_Work to complete_:
Copy each line exactly. Drop every picture.

_Data segment_:
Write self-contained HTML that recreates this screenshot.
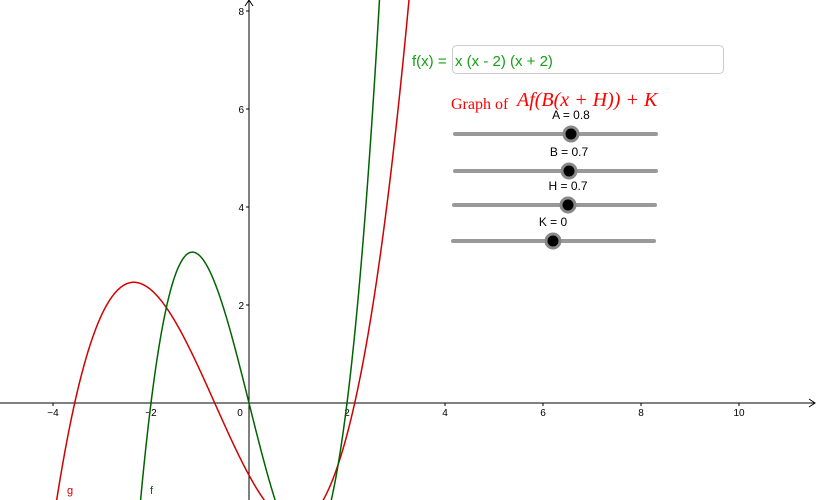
<!DOCTYPE html><html><head><style>html,body{margin:0;background:#fff;overflow:hidden;width:821px;height:500px}svg{display:block}</style></head><body>
<svg id="s" width="821" height="500" viewBox="0 0 821 500" style="font-family:'Liberation Sans',sans-serif">
<line x1="0" y1="403" x2="815" y2="403" stroke="#000" stroke-width="1"/>
<path d="M809 399 L815 403 L809 407" fill="none" stroke="#000"/>
<line x1="249" y1="0" x2="249" y2="500" stroke="#000"/>
<path d="M245 6 L249 0 L253 6" fill="none" stroke="#000"/>
<g font-size="10" fill="#000">
<text x="53" y="416" text-anchor="middle">−4</text>
<text x="151" y="416" text-anchor="middle">−2</text>
<text x="240" y="416" text-anchor="middle">0</text>
<text x="347" y="416" text-anchor="middle">2</text>
<text x="445" y="416" text-anchor="middle">4</text>
<text x="543" y="416" text-anchor="middle">6</text>
<text x="641" y="416" text-anchor="middle">8</text>
<text x="739" y="416" text-anchor="middle">10</text>
<text x="244" y="15" text-anchor="end">8</text>
<text x="244" y="113" text-anchor="end">6</text>
<text x="244" y="211" text-anchor="end">4</text>
<text x="244" y="309" text-anchor="end">2</text>
</g>
<g stroke="#000" stroke-width="1">
<line x1="53" y1="403" x2="53" y2="406"/><line x1="151" y1="403" x2="151" y2="406"/><line x1="347" y1="403" x2="347" y2="406"/><line x1="445" y1="403" x2="445" y2="406"/><line x1="543" y1="403" x2="543" y2="406"/><line x1="641" y1="403" x2="641" y2="406"/><line x1="739" y1="403" x2="739" y2="406"/>
<line x1="246" y1="11" x2="249" y2="11"/><line x1="246" y1="109" x2="249" y2="109"/><line x1="246" y1="207" x2="249" y2="207"/><line x1="246" y1="305" x2="249" y2="305"/>
</g>
<path id="g" fill="none" stroke="#d00000" stroke-width="1.5"/>
<path id="f" fill="none" stroke="#006400" stroke-width="1.5"/>
<text x="67" y="494" font-size="11" fill="#d00000">g</text>
<text x="150" y="494" font-size="11" fill="#006400">f</text>
<text x="412" y="66" font-size="15" fill="#14a014">f(x) =</text>
<rect x="452.5" y="45.5" width="271" height="28" rx="4" fill="#fff" stroke="#ccc"/>
<text x="455" y="66" font-size="15" fill="#14a014">x (x - 2) (x + 2)</text>
<text x="451" y="109" font-size="16" fill="#f00" style="font-family:'Liberation Serif',serif">Graph of</text>
<text x="517" y="106" font-size="20" fill="#f00" style="font-family:'Liberation Serif',serif;font-style:italic">Af(B(x + H)) + K</text>
<g font-size="12" fill="#000" text-anchor="middle">
<text x="571" y="119">A = 0.8</text><text x="569" y="156">B = 0.7</text><text x="568" y="190">H = 0.7</text><text x="553" y="226">K = 0</text>
</g>
<g stroke="#999" stroke-width="4" stroke-linecap="round">
<line x1="455" y1="134" x2="656" y2="134"/><line x1="455" y1="171" x2="656" y2="171"/><line x1="454" y1="205" x2="655" y2="205"/><line x1="453" y1="241" x2="654" y2="241"/>
</g>
<g fill="#000" stroke="#888" stroke-width="3">
<circle cx="571" cy="134" r="7"/><circle cx="569" cy="171" r="7"/><circle cx="568" cy="205" r="7"/><circle cx="553" cy="241" r="7"/>
</g>
</svg>
<script>
function f(x){return x*x*x-4*x}
function g(x){var u=0.7*(x+0.7);return 0.8*f(u)}
function mk(fn){var d="",first=true;for(var px=0;px<=821;px+=0.5){var x=(px-249)/49,y=403-49*fn(x);if(y<-50||y>550){first=true;continue}d+=(first?"M":"L")+px.toFixed(1)+" "+y.toFixed(1)+" ";first=false}return d}
document.getElementById("f").setAttribute("d",mk(f));
document.getElementById("g").setAttribute("d",mk(g));
</script>
</body></html>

_Response for this exercise_:
Write self-contained HTML that recreates this screenshot.
<!DOCTYPE html><html><head><style>html,body{margin:0;background:#fff;overflow:hidden;width:821px;height:500px}svg{display:block}</style></head><body>
<svg id="s" width="821" height="500" viewBox="0 0 821 500" style="font-family:'Liberation Sans',sans-serif">
<line x1="0" y1="403" x2="815" y2="403" stroke="#000" stroke-width="1"/>
<path d="M809 399 L815 403 L809 407" fill="none" stroke="#000"/>
<line x1="249" y1="0" x2="249" y2="500" stroke="#000"/>
<path d="M245 6 L249 0 L253 6" fill="none" stroke="#000"/>
<g font-size="10" fill="#000">
<text x="53" y="416" text-anchor="middle">−4</text>
<text x="151" y="416" text-anchor="middle">−2</text>
<text x="240" y="416" text-anchor="middle">0</text>
<text x="347" y="416" text-anchor="middle">2</text>
<text x="445" y="416" text-anchor="middle">4</text>
<text x="543" y="416" text-anchor="middle">6</text>
<text x="641" y="416" text-anchor="middle">8</text>
<text x="739" y="416" text-anchor="middle">10</text>
<text x="244" y="15" text-anchor="end">8</text>
<text x="244" y="113" text-anchor="end">6</text>
<text x="244" y="211" text-anchor="end">4</text>
<text x="244" y="309" text-anchor="end">2</text>
</g>
<g stroke="#000" stroke-width="1">
<line x1="53" y1="403" x2="53" y2="406"/><line x1="151" y1="403" x2="151" y2="406"/><line x1="347" y1="403" x2="347" y2="406"/><line x1="445" y1="403" x2="445" y2="406"/><line x1="543" y1="403" x2="543" y2="406"/><line x1="641" y1="403" x2="641" y2="406"/><line x1="739" y1="403" x2="739" y2="406"/>
<line x1="246" y1="11" x2="249" y2="11"/><line x1="246" y1="109" x2="249" y2="109"/><line x1="246" y1="207" x2="249" y2="207"/><line x1="246" y1="305" x2="249" y2="305"/>
</g>
<path id="g" fill="none" stroke="#d00000" stroke-width="1.5"/>
<path id="f" fill="none" stroke="#006400" stroke-width="1.5"/>
<text x="67" y="494" font-size="11" fill="#d00000">g</text>
<text x="150" y="494" font-size="11" fill="#006400">f</text>
<text x="412" y="66" font-size="15" fill="#14a014">f(x) =</text>
<rect x="452.5" y="45.5" width="271" height="28" rx="4" fill="#fff" stroke="#ccc"/>
<text x="455" y="66" font-size="15" fill="#14a014">x (x - 2) (x + 2)</text>
<text x="451" y="109" font-size="16" fill="#f00" style="font-family:'Liberation Serif',serif">Graph of</text>
<text x="517" y="106" font-size="20" fill="#f00" style="font-family:'Liberation Serif',serif;font-style:italic">Af(B(x + H)) + K</text>
<g font-size="12" fill="#000" text-anchor="middle">
<text x="571" y="119">A = 0.8</text><text x="569" y="156">B = 0.7</text><text x="568" y="190">H = 0.7</text><text x="553" y="226">K = 0</text>
</g>
<g stroke="#999" stroke-width="4" stroke-linecap="round">
<line x1="455" y1="134" x2="656" y2="134"/><line x1="455" y1="171" x2="656" y2="171"/><line x1="454" y1="205" x2="655" y2="205"/><line x1="453" y1="241" x2="654" y2="241"/>
</g>
<g fill="#000" stroke="#888" stroke-width="3">
<circle cx="571" cy="134" r="7"/><circle cx="569" cy="171" r="7"/><circle cx="568" cy="205" r="7"/><circle cx="553" cy="241" r="7"/>
</g>
</svg>
<script>
function f(x){return x*x*x-4*x}
function g(x){var u=0.7*(x+0.7);return 0.8*f(u)}
function mk(fn){var d="",first=true;for(var px=0;px<=821;px+=0.5){var x=(px-249)/49,y=403-49*fn(x);if(y<-50||y>550){first=true;continue}d+=(first?"M":"L")+px.toFixed(1)+" "+y.toFixed(1)+" ";first=false}return d}
document.getElementById("f").setAttribute("d",mk(f));
document.getElementById("g").setAttribute("d",mk(g));
</script>
</body></html>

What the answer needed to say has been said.